Hauser back from the hills
Two of those seconds came against Matt Hauser in 2024 and 2025, one against Hayden Wilde in 2023. Three in three years, the pleasure and the pain. And defending world champion Hauser will be relishing his return to the city and chasing a possible hat trick of wins here.
With just one scoring race to his name so far in 2026 after crashing out in Alghero and missing out in Quiberon as a result, the Australian needs to get his title defence back on track quickly with races running out. This is surely his perfect place to do so, but he will likely need to be back to his 13m40s quickest from 2024. At least. The altitude training block just closed out in Andorra could well feed that form.
Hidalgo and Wilde ready to roll dice
Brazil’s high-flying Miguel Hidalgo lands in Germany in second spot in the rankings after two silvers of his own this campaign and hungry for a good result on a course that hasn’t blessed him in the past.
But Hayden Wilde finally makes his first Series start of 2026 this weekend after illness forced him out of Alghero, and the T100 World Champion will want to show he can still cut it over the sharpest racing around and where he came out on top in his last two outings. The swim could be crucial, but as long as he is close enough out of the lake to rip his bike and run to full potential, Wilde will be one to watch all the way.
Henry Graf looks like Germany’s biggest threat, the man who came down twice last year here and still finished fifth. Graf delivered the third fastest run in his last outing in Quiberon, cementing his standing as a true all-rounder who will go all-in for a Series medal on home soil.
Expect fast starts from Mark Devay (HUN) and Max Stapley (GBR), a big bike from Tjebbe Kaindl (AUT) and U23 world champion Oliver Conway (GBR), and rapid runs from Hugo Milner (GBR), John Reed (USA) and David Cantero (ESP), all offering big parts to play in the race stories ready to unravel.
Elsewhere, USA’s Morgan Pearson also makes his first Series start of 2026 and Ricardo Batista will look to continue his rich run of form after back-to-back bronze medals propelled the Portuguese bullet into the spotlight.
Women’s Race Preview
Ever-present Lehair building momentum
Jeanne Lehair (LUX) tops the rankings and leads the line up, the only woman to have hit all four Series starts this campaign.

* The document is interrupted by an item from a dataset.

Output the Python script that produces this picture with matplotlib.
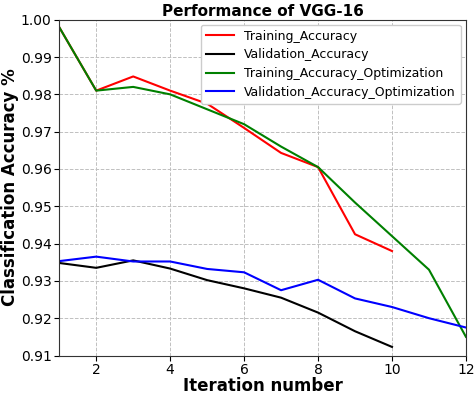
import matplotlib
matplotlib.use('Agg')
import matplotlib.pyplot as plt

# data
iters_train = [1, 2, 3, 4, 5, 6, 7, 8, 9, 10]
iters_opt = [1, 2, 3, 4, 5, 6, 7, 8, 9, 10, 11, 12]
train_acc = [0.998, 0.981, 0.9848, 0.981, 0.9775, 0.971, 0.9643, 0.9605, 0.9425, 0.938]
val_acc = [0.9348, 0.9335, 0.9355, 0.9333, 0.9302, 0.928, 0.9255, 0.9215, 0.9165, 0.9123]
train_acc_opt = [0.998, 0.981, 0.982, 0.980, 0.976, 0.972, 0.966, 0.9605, 0.951, 0.942, 0.933, 0.915]
val_acc_opt = [0.9353, 0.9365, 0.9352, 0.9352, 0.9332, 0.9323, 0.9275, 0.9303, 0.9253, 0.923, 0.920, 0.9175]

fig = plt.figure(figsize=(4.74, 3.95), dpi=100)
ax = fig.add_axes([0.125, 0.1, 0.858, 0.85])

ax.plot(iters_train, train_acc, color='red', lw=1.5, label='Training_Accuracy')
ax.plot(iters_train, val_acc, color='black', lw=1.5, label='Validation_Accuracy')
ax.plot(iters_opt, train_acc_opt, color='green', lw=1.5, label='Training_Accuracy_Optimization')
ax.plot(iters_opt, val_acc_opt, color='blue', lw=1.5, label='Validation_Accuracy_Optimization')

ax.set_xlim(1, 12)
ax.set_ylim(0.91, 1.00)
ax.set_xticks([2, 4, 6, 8, 10, 12])
ax.set_yticks([0.91, 0.92, 0.93, 0.94, 0.95, 0.96, 0.97, 0.98, 0.99, 1.00])
ax.yaxis.set_major_formatter(matplotlib.ticker.FormatStrFormatter('%.2f'))
ax.tick_params(labelsize=10, pad=2)
ax.grid(True, linestyle='--', color='#c0c0c0', lw=0.7)
for s in ax.spines.values():
    s.set_color('#333333')

ax.set_xlabel('Iteration number', fontsize=12, fontweight='bold', labelpad=0)
ax.set_ylabel('Classification Accuracy %', fontsize=12, fontweight='bold', labelpad=1)
ax.set_title('Performance of VGG-16', fontsize=11, fontweight='bold', pad=3)
ax.legend(loc='upper right', fontsize=9, framealpha=1, handlelength=2.3,
          labelspacing=0.45, borderaxespad=0.4)

fig.savefig('out.png', dpi=100)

Her two podiums – back-to-back bronzes in Samarkand then Yokohama – plus a 4th and a 5th place have underlined her phenomenal consistency in 2026. A big result on a course that hasn’t favoured her in the past would be a major statement of intent for her title charge.
The same can be said for Beth Potter, who has podium’d here in the past – no fewer than four times – and knows that one more would see her back on top of the standings after a season-opening Samarkand gold and two silvers. Missing Quiberon to hit a mid-season training block in St Moritz, she comes back down from altitude on a mission not just to register an impressive fifth straight medal here, but to make it gold.
Periault back for more gold in Germany
It was 12 months ago that neither she nor Cassandre Beaugrand could hold a torch to Leonie Periault, however. At 30 and in the form of her life, Periault blasted out of transition and soared past her rivals, putting in a gap that nobody was able to shut down over the remaining lap and a half of the run. Having been half-a-minute off the 5km pace of her teammate in Quiberon last time around, she will want to be the leading light for the French here, firing up the muscle memory of that huge Hamburg victory.
Tilda Mansson has now gone toe-to-toe with Beaugrand and Potter and come off better against one of those world champions, taking the sprint finish to gold in Yokohama against GB’s 2023 world champion. Detailed preparation wraps an iron will in the self-belief that was needed to get that career-first win. A podium here would set up a very serious title shot in Pontevedra at the end of September for the 22-year-old Swede.
Continental Champion Tertsch returns
Fresh from her European Championship triumph in Tarragona, Lisa Tertsch returns to the site of her very first Series podium in 2022, when she shared the champagne with Flora Duffy and Beth Potter. Two years later she blasted clear of her rivals down the home straight to take silver behind Beaugrand and a first Series win since the Wollongong Finals would get her title defence firing.
Bianca Seregni (ITA) will hope to find allies at the front of the swim in the form of Therese Feuersinger (AUT), Vittoria Lopes (BRA) and potentially Hungary’s WTCS debutant Fanni Szalai. Whether any break has the power to keep the packs from coming together remains to be seen. If so, new Hamburg legends could join the 25 years of titans of this course. If not, we will see a run battle for the ages and a real taste of who could have the 2026 title in their crosshairs.